** What you will do **
From the listing below, copy word for word every line starting at the one that includes "Rebuild this chart" and ending at the one that includes "import plotly.graph_objects as go"; the pictures are omitted.

** Input data **
◇ ◇ ◇ ◇

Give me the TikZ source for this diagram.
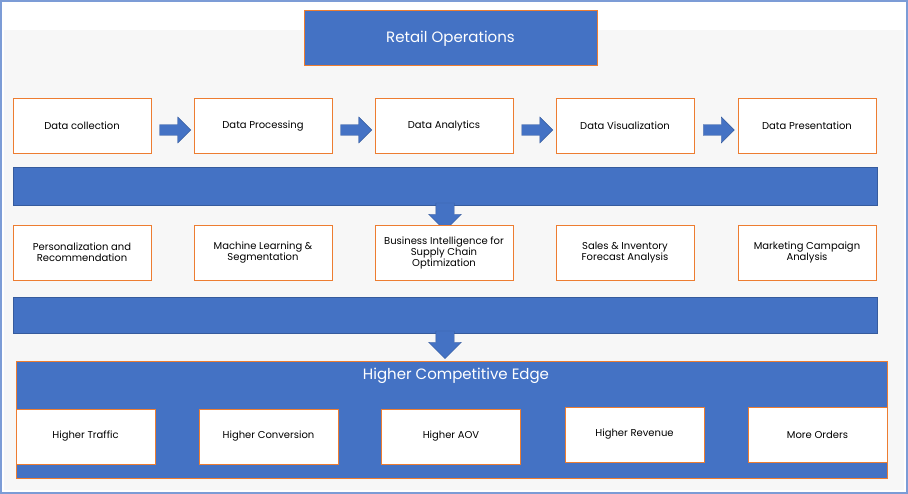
\documentclass[tikz,border=0pt]{standalone}
\usepackage{fontspec}
\setmainfont{Poppins}
\usetikzlibrary{shapes.arrows}
\definecolor{bandblue}{RGB}{68,114,196}
\definecolor{edgeorange}{RGB}{237,125,49}
\tikzset{
  stagebox/.style={draw=edgeorange, fill=white, line width=0.8pt, minimum width=138pt, minimum height=55pt, align=center, font=\fontsize{10}{11}\selectfont},
  band/.style={draw=bandblue!80!black, fill=bandblue, line width=0.6pt},
  rarrow/.style={single arrow, draw=bandblue!80!black, fill=bandblue, minimum height=31pt, minimum width=26pt, inner sep=5pt, outer sep=0pt},
  darrow/.style={rarrow, shape border rotate=270, minimum height=22pt, minimum width=32pt, inner sep=9pt}
}
\begin{document}
\begin{tikzpicture}[x=1pt,y=-1pt]
\useasboundingbox (0,0) rectangle (908,494);
% frame and background
\fill[black!3] (4,30) rectangle (904,490);
\draw[bandblue!70, line width=1.2pt] (1,1) rectangle (907,493);
\node[draw=edgeorange, fill=bandblue, line width=1pt, minimum width=293pt, minimum height=55pt, text=white, font=\fontsize{15}{16}\selectfont] (title) at (450.5,38.5) {Retail Operations};
% pipeline
\foreach \x/\name/\txt in {82/dc/Data collection, 263/dp/Data Processing, 444/da/Data Analytics, 625/dv/Data Visualization, 807/dr/Data Presentation}
  \node[stagebox] (\name) at (\x,126) {\txt};
\foreach \a/\b in {dc/dp, dp/da, da/dv, dv/dr}
  \path (\a.east) -- (\b.west) node[rarrow, midway, yshift=-4pt] {};
\fill[band] (13,167) rectangle (877,205);
\node[darrow, anchor=north] (d1) at (445,203) {};
% applications
\foreach \x/\name/\txt in {82/pr/Personalization and\\Recommendation, 263/ml/Machine Learning \&\\Segmentation, 444/bi/Business Intelligence for\\Supply Chain\\Optimization, 625/si/Sales \& Inventory\\Forecast Analysis, 807/mc/Marketing Campaign\\Analysis}
  \node[stagebox] (\name) at (\x,252.5) {\txt};
\fill[band] (13,297) rectangle (877,333);
\node[darrow, anchor=north] (d2) at (445,331) {};
% outcomes
\draw[draw=edgeorange, fill=bandblue, line width=0.8pt] (16,361) rectangle (887,478);
\node[text=white, font=\fontsize{15}{16}\selectfont] (edge) at (456,376) {Higher Competitive Edge};
\foreach \x/\y/\name/\txt in {85.5/436.5/ht/Higher Traffic, 268.5/436.5/hc/Higher Conversion, 451/436.5/ha/Higher AOV, 634.5/434.5/hr/Higher Revenue, 817.5/434.5/mo/More Orders}
  \node[stagebox, minimum width=139pt] (\name) at (\x,\y) {\txt};
\end{tikzpicture}
\end{document}
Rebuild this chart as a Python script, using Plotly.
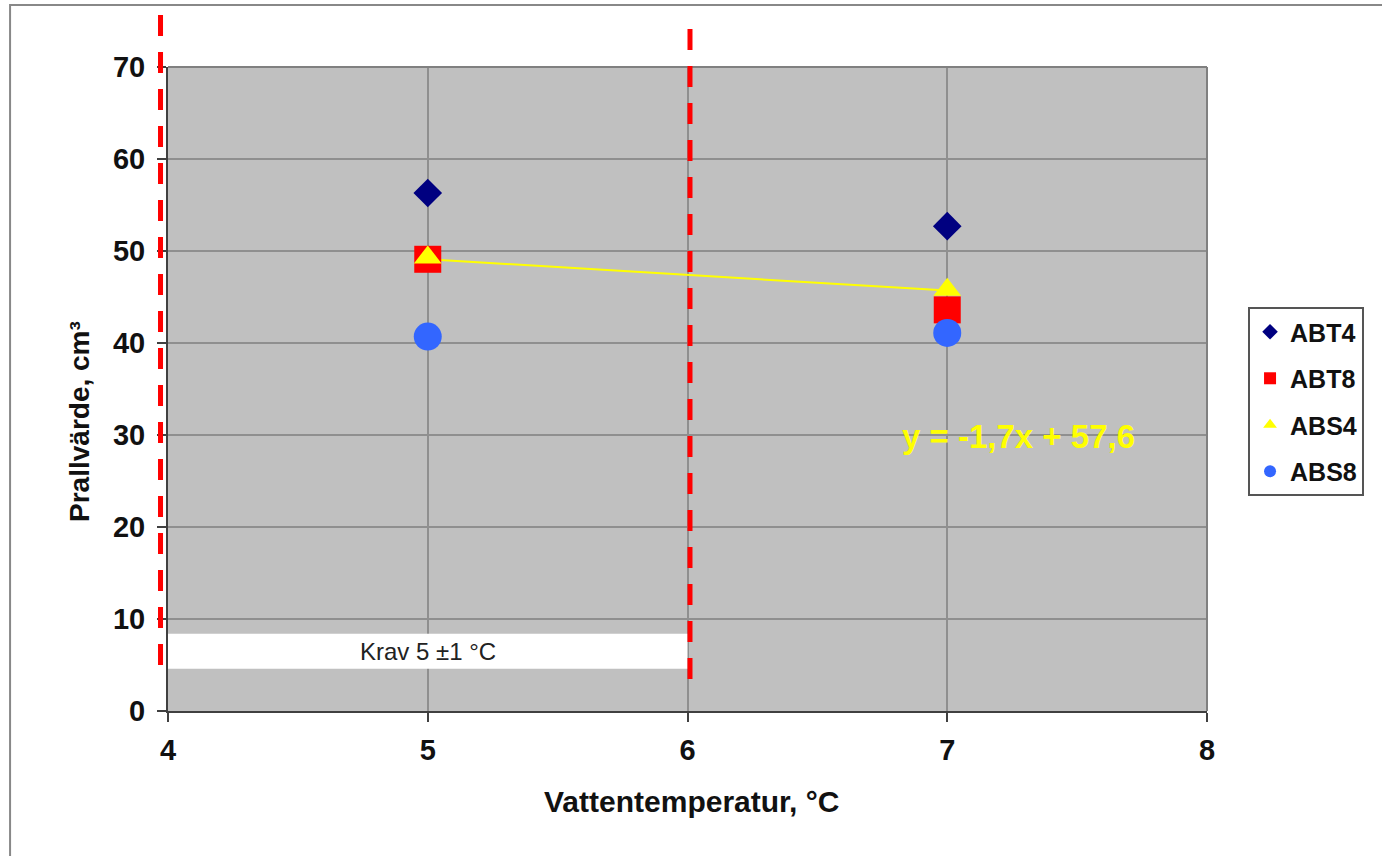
import plotly.graph_objects as go

# ---- data ----
x_temp = [5, 7]
abt4 = [56.3, 52.7]
abt8 = [49.1, 43.6]
abs4 = [49.3, 45.8]
abs8 = [40.7, 41.1]
trend_x = [5, 7]
trend_y = [49.1, 45.7]
series_names = ["ABT4", "ABT8", "ABS4", "ABS8"]
series_colors = ["#000080", "#FF0000", "#FFFF00", "#3366FF"]
series_symbols = ["diamond", "square", "triangle-up", "circle"]
series_sizes = [22, 27, 24, 28]
x_ticks = [4, 5, 6, 7, 8]
y_ticks = [0, 10, 20, 30, 40, 50, 60, 70]
krav_range_x = [4, 6]
krav_range_y = [4.6, 8.4]

FONT = "Liberation Sans, Arial, sans-serif"

fig = go.Figure()

# trendline (below markers)
fig.add_trace(go.Scatter(x=trend_x, y=trend_y, mode="lines",
                         line=dict(color="#FFFF00", width=2),
                         showlegend=False, hoverinfo="skip"))

for name, vals, col, sym, sz in zip(series_names, [abt4, abt8, abs4, abs8],
                                    series_colors, series_symbols, series_sizes):
    fig.add_trace(go.Scatter(x=x_temp, y=vals, mode="markers", name=name,
                             marker=dict(color=col, symbol=sym, size=sz,
                                         line=dict(width=0)),
                             showlegend=False, legendgroup=name))
    # small legend proxy
    fig.add_trace(go.Scatter(x=[None], y=[None], mode="markers", name=f"<b>{name}</b>",
                             marker=dict(color=col, symbol=sym, size=12,
                                         line=dict(width=0)),
                             showlegend=True, legendgroup=name))

# white Krav box
fig.add_shape(type="rect", xref="x", yref="y",
              x0=krav_range_x[0], x1=krav_range_x[1],
              y0=krav_range_y[0], y1=krav_range_y[1],
              fillcolor="white", line=dict(width=0), layer="above")

# top/right plot border
fig.add_shape(type="line", xref="paper", yref="paper", x0=0, x1=1, y0=1, y1=1,
              line=dict(color="#808080", width=2), layer="above")
fig.add_shape(type="line", xref="paper", yref="paper", x0=1, x1=1, y0=0, y1=1,
              line=dict(color="#808080", width=2), layer="above")

# red dashed limit lines
fig.add_shape(type="line", xref="paper", yref="paper",
              x0=-0.0072, x1=-0.0072, y0=1.0807, y1=0.0637,
              line=dict(color="#FF0000", width=5, dash="21px,16px"), layer="above")
fig.add_shape(type="line", xref="paper", yref="paper",
              x0=0.5024, x1=0.5024, y0=1.059, y1=0.0404,
              line=dict(color="#FF0000", width=5, dash="21px,16px"), layer="above")

# outer chart frame
fig.add_shape(type="rect", xref="paper", yref="paper",
              x0=-0.152, x1=1.5, y0=-0.5, y1=1.0963,
              line=dict(color="#888888", width=2), fillcolor="rgba(0,0,0,0)",
              layer="above")

fig.add_annotation(x=5, y=6.5, xref="x", yref="y", text="Krav 5 ±1 °C",
                   showarrow=False, font=dict(family=FONT, size=24, color="#222222"))
fig.add_annotation(x=7.276, y=29.8, xref="x", yref="y", text="<b>y = -1,7x + 57,6</b>",
                   showarrow=False, font=dict(family=FONT, size=33, color="#FFFF00"))

fig.add_annotation(x=0.5043, y=-0.1413, xref="paper", yref="paper",
                   text="<b>Vattentemperatur, °C</b>", showarrow=False,
                   xanchor="center", yanchor="middle",
                   font=dict(family=FONT, size=30, color="#111111"))
fig.add_annotation(x=-0.0857, y=0.4503, xref="paper", yref="paper",
                   text="<b>Prallvärde, cm³</b>", showarrow=False, textangle=-90,
                   xanchor="center", yanchor="middle",
                   font=dict(family=FONT, size=28, color="#111111"))

fig.update_layout(
    width=1382, height=856,
    margin=dict(l=168, r=175, t=67, b=145, pad=0),
    paper_bgcolor="white", plot_bgcolor="#C0C0C0",
    font=dict(family=FONT, color="#111111"),
    legend=dict(x=1.0395, y=0.6273, xanchor="left", yanchor="top",
                bgcolor="white", bordercolor="#555555", borderwidth=2,
                font=dict(family=FONT, size=25, color="#111111"),
                traceorder="grouped", tracegroupgap=11,
                itemsizing="trace"),
    showlegend=True,
)

fig.update_xaxes(range=[4, 8], tickvals=x_ticks, ticktext=[f"<b>{v}</b>" for v in x_ticks],
                 showgrid=True, gridcolor="#8f8f8f", gridwidth=1.5,
                 zeroline=False, showline=True, linecolor="#404040", linewidth=2,
                 ticks="outside", ticklen=9, tickwidth=2, tickcolor="#404040",
                 tickfont=dict(family=FONT, size=29, color="#111111"),
                 ticklabelstandoff=3)
fig.update_yaxes(range=[0, 70], tickvals=y_ticks, ticktext=[f"<b>{v}</b>" for v in y_ticks],
                 showgrid=True, gridcolor="#8f8f8f", gridwidth=1.5,
                 zeroline=False, showline=True, linecolor="#404040", linewidth=2,
                 ticks="outside", ticklen=9, tickwidth=2, tickcolor="#404040",
                 tickfont=dict(family=FONT, size=29, color="#111111"),
                 ticklabelstandoff=6)

fig.write_html("out.html")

◇ ◇ ◇ ◇

** Solution to this exercise **
Rebuild this chart as a Python script, using Plotly.
import plotly.graph_objects as go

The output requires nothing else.